First, we may often complain that God isn’t fair. But that’s true! He does not play by our own rule book. If we wanted Him to do so, we would be trying to fashion God in our own image and likeness according to our own standards of fairness and justice. A small child may complain to their parent that they are not being fair. The parent does not need to explain their rationale, except to assure the child that tough love is indeed love. God reminds us in this Sunday’s first reading:


“For my thoughts are not your thoughts, 

nor are your ways my ways, says the LORD. 

As high as the heavens are above the earth, 

so high are my ways above your ways 

and my thoughts above your thoughts.” Isaiah 55:6–9


Second, this Sunday’s Gospel will also remind us that we should be always grateful to God for sending particular individuals into our lives at different times or for sending us into their life when the time is right. Because only God sees all time and human history (past, present and future), each one of us exist and interact at a certain time, in a particular place, within a unique context, but never by accident. St. Paul accepted this, without understanding why. In the second reading for Sunday he writes:


I long to depart this life and be with Christ, for that is far better. Yet that I remain in the flesh is more necessary for your benefit. Philippians 1:20c–24, 27a. 

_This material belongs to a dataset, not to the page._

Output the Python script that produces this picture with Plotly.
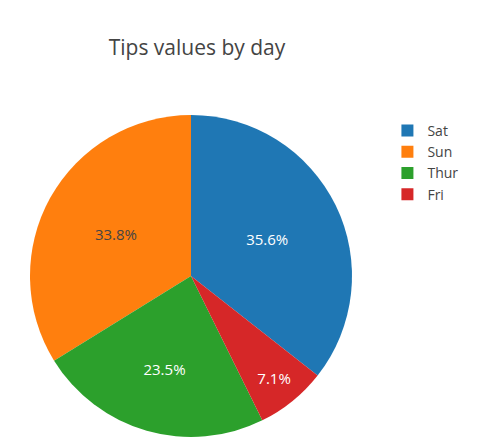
import plotly.graph_objects as go

days = ["Sat", "Sun", "Thur", "Fri"]
tips = [260.40, 247.39, 171.83, 51.96]
colors = ["#1f77b4", "#ff7f0e", "#2ca02c", "#d62728"]

fig = go.Figure(go.Pie(labels=days, values=tips, marker=dict(colors=colors),
                       textinfo="percent", textfont=dict(size=15)))
fig.update_layout(
    width=490, height=446,
    title=dict(text="Tips values by day", x=189/490, xanchor="center",
               y=1-40/446, yanchor="middle", font=dict(size=21, color="#444")),
    margin=dict(l=22, r=146, t=107, b=17),
    legend=dict(x=1.11, y=1, font=dict(size=14)),
    paper_bgcolor="white", plot_bgcolor="white",
    font=dict(family="Open Sans, sans-serif", color="#444"),
)
fig.write_html("out.html")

In short, as we try to look at the big picture of the events of our lives and our nation that unfold before us, we can never see it from the perspective of eternity. Only God can and He does, knowing that His loving plan will unfold according to mind alone, not ours. If we trust Him, that makes God, in our sight, not reckless or laid back, but prudent! It’s always the right time to be prudent. 


Sunday’s Gospel

Matthew 20:1–16a


Jesus told his disciples this parable: “The kingdom of heaven is like a landowner who went out at dawn to hire laborers for his vineyard. After agreeing with them for the usual daily wage, he sent them into his vineyard. Going out about nine o’clock, the landowner saw others standing idle in the marketplace, and he said to them, ‘You too go into my vineyard, and I will give you what is just.’ So they went off. And he went out again around noon, and around three o’clock, and did likewise. Going out about five o’clock, the landowner found others standing around, and said to them, ‘Why do you stand here idle all day?’ They answered, ‘Because no one has hired us.’ He said to them, ‘You too go into my vineyard.’ When it was evening the owner of the vineyard said to his foreman, ‘Summon the laborers and give them their pay, beginning with the last and ending with the first.’ When those who had started about five o’clock came, each received the usual daily wage. So when the first came, they thought that they would receive more, but each of them also got the usual wage. And on receiving it they grumbled against the landowner, saying, ‘These last ones worked only one hour, and you have made them equal to us, who bore the day’s burden and the heat.’ He said to one of them in reply, ‘My friend, I am not cheating you. Did you not agree with me for the usual daily wage? Take what is yours and go. What if I wish to give this last one the same as you? Or am I not free to do as I wish with my own money? Are you envious because I am generous?’ Thus, the last will be first, and the first will be last.”